GPU cluster storage maintenance

Completed
Scheduled for 16 July, 2024 at 16:00 – 18:02

Affects

Virtual Machine Hosting

Under maintenance from 4:00 PM to 6:02 PM

GPUs

Under maintenance from 4:00 PM to 6:02 PM

Updates
  • Completed
    16 July, 2024 at 18:02
    Completed
    16 July, 2024 at 18:02

    This maintenance has been completed. Personal VMs can be started via Xen Orchestra (https://xo.cl.cam.ac.uk/) as needed.

  • Update
    16 July, 2024 at 17:36
    In progress
    16 July, 2024 at 17:36

    The outage has overrun due to a problem encountered during the storage server's RAM upgrade. Progress is being made; we can still upgrade the RAM and restore service, just not in the way we expected to. Current estimate for restoration of service: 19:00-19:15.

  • Update
    16 July, 2024 at 16:54
    In progress
    16 July, 2024 at 16:54

    This work is ongoing and is likely to overrun due to an unexpected hardware problem.

  • In progress
    16 July, 2024 at 16:00
    In progress
    16 July, 2024 at 16:00
    Maintenance is now in progress
  • Update
    16 July, 2024 at 16:00
    Planned
    16 July, 2024 at 16:00

    The server that hosts storage for the departmental GPU cluster needs an urgent security update, and a reboot.

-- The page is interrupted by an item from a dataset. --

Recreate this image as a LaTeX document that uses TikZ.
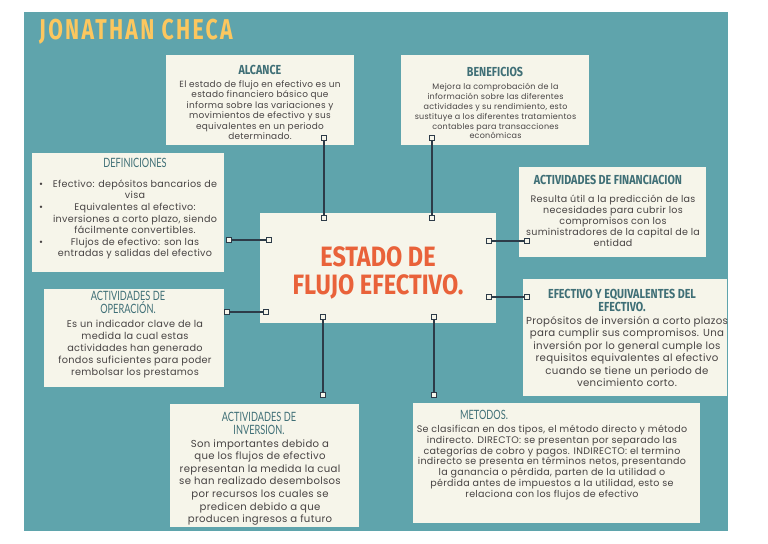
\documentclass[tikz,border=0pt]{standalone}
\usepackage{fontspec}
\setmainfont[LetterSpace=3]{Poppins}
\newfontfamily\headfont[FakeStretch=0.72]{Lato}
\newfontfamily\headbold[FakeStretch=0.82,BoldFont={Fira Sans Bold}]{Fira Sans}
\newfontfamily\titlefont[FakeStretch=0.74,LetterSpace=8]{Fira Sans}
\newfontfamily\centerfont[FakeStretch=0.84]{Fira Sans}
\definecolor{panel}{HTML}{5FA4AC}
\definecolor{paper}{HTML}{F6F5EA}
\definecolor{headc}{HTML}{3F6F76}
\definecolor{bodyc}{HTML}{474343}
\definecolor{linec}{HTML}{2D3B48}
\definecolor{titlec}{HTML}{FCC75F}
\definecolor{mainc}{HTML}{E9623A}
\newcommand{\fs}[2]{\fontsize{#1}{#2}\selectfont}
\tikzset{
  box/.style={fill=paper,draw=none,inner sep=0pt},
  txt/.style={inner sep=0pt,align=center,text=bodyc},
  hd/.style={inner sep=0pt,align=center,text=headc},
  pin/.style={draw=linec,fill=paper,line width=1.1pt,minimum size=4pt,inner sep=0pt,rectangle},
  link/.style={draw=linec,line width=1.5pt},
  linkh/.style={draw=linec,line width=1.3pt}
}
\begin{document}
\begin{tikzpicture}[x=0.75pt,y=-0.75pt]
\useasboundingbox (0,0) rectangle (768,543);
\fill[panel] (24,12) rectangle (727.5,531);
\node[inner sep=0pt,anchor=center,text=titlec,font=\titlefont\bfseries\fs{21.5}{23}] (title) at (136,31.5) {JONATHAN CHECA};

\node[box,minimum width=141pt,minimum height=67.5pt] (alcance) at (260,100) {};
\node[box,minimum width=141pt,minimum height=67.5pt] (beneficios) at (495,100) {};
\node[box,minimum width=144pt,minimum height=89.25pt] (definiciones) at (128,212.5) {};
\node[box,minimum width=140.25pt,minimum height=67.5pt] (financiacion) at (612.5,212) {};
\node[box,minimum width=177pt,minimum height=82.5pt] (centro) at (378,268) {};
\node[box,minimum width=135pt,minimum height=73.5pt] (operacion) at (134,338) {};
\node[box,minimum width=153pt,minimum height=87.75pt] (equivalentes) at (625,337.5) {};
\node[box,minimum width=141.75pt,minimum height=92.25pt] (inversion) at (264.5,465.5) {};
\node[box,minimum width=215.25pt,minimum height=90pt] (metodos) at (556.5,463) {};

\node[inner sep=0pt,align=center,text=mainc,font=\centerfont\bfseries\fs{21}{21}] (centrotxt) at (378,273) {ESTADO DE\\FLUJO EFECTIVO.};

\node[hd,font=\headbold\bfseries\fs{9.8}{10}] (h1) at (260,70) {ALCANCE};
\node[txt,font=\fs{6.7}{7.9}] (b1) at (260,110) {El estado de flujo en efectivo es un\\estado financiero básico que\\informa sobre las variaciones y\\movimientos de efectivo y sus\\equivalentes en un periodo\\determinado.};

\node[hd,font=\headbold\bfseries\fs{9.8}{10}] (h2) at (495,72) {BENEFICIOS};
\node[txt,font=\fs{6}{7.45}] (b2) at (495.5,111) {Mejora la comprobación de la\\información sobre las diferentes\\actividades y su rendimiento, esto\\sustituye a los diferentes tratamientos\\contables para transacciones\\económicas};

\node[hd,font=\headfont\fs{9.6}{10}] (h3) at (135,163) {DEFINICIONES};
\node[txt,font=\fs{7.2}{8.7}] (b3) at (135,219.5) {Efectivo: depósitos bancarios de\\visa\\Equivalentes al efectivo:\\inversiones a corto plazo, siendo\\fácilmente convertibles.\\Flujos de efectivo: son las\\entradas y salidas del efectivo};
\node[txt,font=\fs{7.2}{8}] (d1) at (41,185) {•};
\node[txt,font=\fs{7.2}{8}] (d2) at (41,208) {•};
\node[txt,font=\fs{7.2}{8}] (d3) at (41,243) {•};

\node[hd,font=\headbold\bfseries\fs{9.8}{10}] (h4) at (608,180) {ACTIVIDADES DE FINANCIACION};
\node[txt,font=\fs{7.15}{8.3}] (b4) at (613,221) {Resulta útil a la predicción de las\\necesidades para cubrir los\\compromisos con los\\suministradores de la capital de la\\entidad};

\node[hd,font=\headfont\fs{9.6}{9.75}] (h5) at (128,302.5) {ACTIVIDADES DE\\OPERACIÓN.};
\node[txt,font=\fs{7.3}{9}] (b5) at (135,349) {Es un indicador clave de la\\medida la cual estas\\actividades han generado\\fondos suficientes para poder\\rembolsar los prestamos};

\node[hd,font=\headbold\bfseries\fs{9.8}{9.75}] (h6) at (622,300.5) {EFECTIVO Y EQUIVALENTES DEL\\EFECTIVO.};
\node[txt,font=\fs{7.65}{9.4}] (b6) at (627,351.5) {Propósitos de inversión a corto plazos\\para cumplir sus compromisos. Una\\inversión por lo general cumple los\\requisitos equivalentes al efectivo\\cuando se tiene un periodo de\\vencimiento corto.};

\node[hd,font=\headfont\fs{9.6}{9.75}] (h7) at (259,423.5) {ACTIVIDADES DE\\INVERSION.};
\node[txt,font=\fs{7.6}{9.45}] (b7) at (260,482.5) {Son importantes debido a\\que los flujos de efectivo\\representan la medida la cual\\se han realizado desembolsos\\por recursos los cuales se\\predicen debido a que\\producen ingresos a futuro};

\node[hd,font=\headfont\fs{9.6}{10}] (h8) at (484,415) {METODOS.};
\node[txt,font=\fs{7.15}{8.2}] (b8) at (552,462.5) {Se clasifican en dos tipos, el método directo y método\\indirecto. DIRECTO: se presentan por separado las\\categorías de cobro y pagos. INDIRECTO: el termino\\indirecto se presenta en términos netos, presentando\\la ganancia o pérdida, parten de la utilidad o\\pérdida antes de impuestos a la utilidad, esto se\\relaciona con los flujos de efectivo};

\node[pin] (p1a) at (324,138) {}; \node[pin] (p1b) at (324,218) {};
\node[pin] (p2a) at (432,138) {}; \node[pin] (p2b) at (432,218) {};
\node[pin] (p3a) at (229,240) {}; \node[pin] (p3b) at (269,240) {};
\node[pin] (p4a) at (489,241) {}; \node[pin] (p4b) at (527,241) {};
\node[pin] (p5a) at (227,312) {}; \node[pin] (p5b) at (266,312) {};
\node[pin] (p6a) at (489,297) {}; \node[pin] (p6b) at (527,297) {};
\node[pin] (p7a) at (323,317) {}; \node[pin] (p7b) at (323,395) {};
\node[pin] (p8a) at (434,317) {}; \node[pin] (p8b) at (434,395) {};
\draw[link] (p1a) -- (p1b);
\draw[link] (p2a) -- (p2b);
\draw[linkh] (p3a) -- (p3b);
\draw[linkh] (p4a) -- (p4b);
\draw[linkh] (p5a) -- (p5b);
\draw[linkh] (p6a) -- (p6b);
\draw[link] (p7a) -- (p7b);
\draw[link] (p8a) -- (p8b);
\end{tikzpicture}
\end{document}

    This will necessitate shutting down all GPU and CPU development VMs, dev-gpu-* and dev-cpu-1, including the shared servers dev-gpu-1 and dev-cpu-1. These VMs' disks, as well as associated data directories (GPU home directories and shared "gpuscratch" space), will be unavailable for about half an hour. As it will take time to shut down and restart the VM infrastructure, VMs will be unavailable for longer: approximately an hour.

    We will take the opportunity to add RAM to the storage server too, to improve performance.

  • Planned
    16 July, 2024 at 11:00
    Planned
    16 July, 2024 at 11:00

    Reminder: this maintenance is taking place at 17:00 today and will require all dev-gpu-* and dev-cpu-* VMs to be shut down.